■ **GOAL OF THE EXERCISE**
Leave out the images and repeat the listing below without a single change.
━━━ INFORMATION PROVIDED
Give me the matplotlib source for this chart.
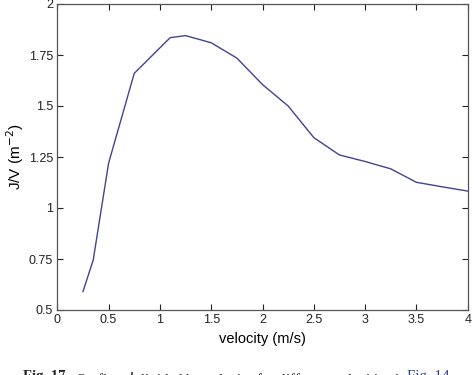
import matplotlib
matplotlib.use("Agg")
import matplotlib.pyplot as plt

velocity = [0.25, 0.35, 0.5, 0.75, 1.0, 1.1, 1.25, 1.5, 1.75, 2.0, 2.25, 2.5, 2.75, 3.0, 3.25, 3.5, 3.75, 4.0]
j_over_v = [0.59, 0.745, 1.22, 1.66, 1.785, 1.835, 1.845, 1.81, 1.735, 1.605, 1.50, 1.345, 1.26, 1.228, 1.192, 1.126, 1.104, 1.083]

xticks = [0, 0.5, 1, 1.5, 2, 2.5, 3, 3.5, 4]
xticklabels = ["0", "0.5", "1", "1.5", "2", "2.5", "3", "3.5", "4"]
yticks = [0.5, 0.75, 1, 1.25, 1.5, 1.75, 2]
yticklabels = ["0.5", "0.75", "1", "1.25", "1.5", "1.75", "2"]

plt.rcParams['font.family'] = ['Liberation Sans', 'DejaVu Sans']

fig = plt.figure(figsize=(4.74, 3.75), dpi=100)
ax = fig.add_axes([57.3/474, 1 - 310/375, (467.7-57.3)/474, (310-4)/375])
ax.plot(velocity, j_over_v, color='#434390', linewidth=1.0)
ax.set_xlim(0, 4)
ax.set_ylim(0.5, 2)
ax.set_xticks(xticks)
ax.set_xticklabels(xticklabels)
ax.set_yticks(yticks)
ax.set_yticklabels(yticklabels)
ax.tick_params(direction='in', length=4, width=0.8, top=True, right=True,
               labelsize=9, colors='#222222', pad=3)
for s in ax.spines.values():
    s.set_color('#555555')
    s.set_linewidth(0.9)
ax.set_xlabel('velocity (m/s)', fontsize=10.5, labelpad=4)
ax.set_ylabel('J/V (m$^{-2}$)', fontsize=11, labelpad=2)

cap_y = 1 - 370/375
fig.text(23/474, cap_y, 'Fig. 17.', fontsize=10.5, fontweight='bold',
         family=['Liberation Serif'], va='top', ha='left', color='#222222')
fig.text(75/474, cap_y, 'Outflow $J$ divided by velocity for different velocities in',
         fontsize=10.8, family=['Liberation Serif'], va='top', ha='left', color='#222222')
fig.text(407/474, cap_y, 'Fig. 14', fontsize=10.8, family=['Liberation Serif'],
         va='top', ha='left', color='#2a3f9a')

fig.savefig('out.png', dpi=100)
━━━━━━
■ **THE REPLY**
Give me the matplotlib source for this chart.
import matplotlib
matplotlib.use("Agg")
import matplotlib.pyplot as plt

velocity = [0.25, 0.35, 0.5, 0.75, 1.0, 1.1, 1.25, 1.5, 1.75, 2.0, 2.25, 2.5, 2.75, 3.0, 3.25, 3.5, 3.75, 4.0]
j_over_v = [0.59, 0.745, 1.22, 1.66, 1.785, 1.835, 1.845, 1.81, 1.735, 1.605, 1.50, 1.345, 1.26, 1.228, 1.192, 1.126, 1.104, 1.083]

xticks = [0, 0.5, 1, 1.5, 2, 2.5, 3, 3.5, 4]
xticklabels = ["0", "0.5", "1", "1.5", "2", "2.5", "3", "3.5", "4"]
yticks = [0.5, 0.75, 1, 1.25, 1.5, 1.75, 2]
yticklabels = ["0.5", "0.75", "1", "1.25", "1.5", "1.75", "2"]

plt.rcParams['font.family'] = ['Liberation Sans', 'DejaVu Sans']

fig = plt.figure(figsize=(4.74, 3.75), dpi=100)
ax = fig.add_axes([57.3/474, 1 - 310/375, (467.7-57.3)/474, (310-4)/375])
ax.plot(velocity, j_over_v, color='#434390', linewidth=1.0)
ax.set_xlim(0, 4)
ax.set_ylim(0.5, 2)
ax.set_xticks(xticks)
ax.set_xticklabels(xticklabels)
ax.set_yticks(yticks)
ax.set_yticklabels(yticklabels)
ax.tick_params(direction='in', length=4, width=0.8, top=True, right=True,
               labelsize=9, colors='#222222', pad=3)
for s in ax.spines.values():
    s.set_color('#555555')
    s.set_linewidth(0.9)
ax.set_xlabel('velocity (m/s)', fontsize=10.5, labelpad=4)
ax.set_ylabel('J/V (m$^{-2}$)', fontsize=11, labelpad=2)

cap_y = 1 - 370/375
fig.text(23/474, cap_y, 'Fig. 17.', fontsize=10.5, fontweight='bold',
         family=['Liberation Serif'], va='top', ha='left', color='#222222')
fig.text(75/474, cap_y, 'Outflow $J$ divided by velocity for different velocities in',
         fontsize=10.8, family=['Liberation Serif'], va='top', ha='left', color='#222222')
fig.text(407/474, cap_y, 'Fig. 14', fontsize=10.8, family=['Liberation Serif'],
         va='top', ha='left', color='#2a3f9a')

fig.savefig('out.png', dpi=100)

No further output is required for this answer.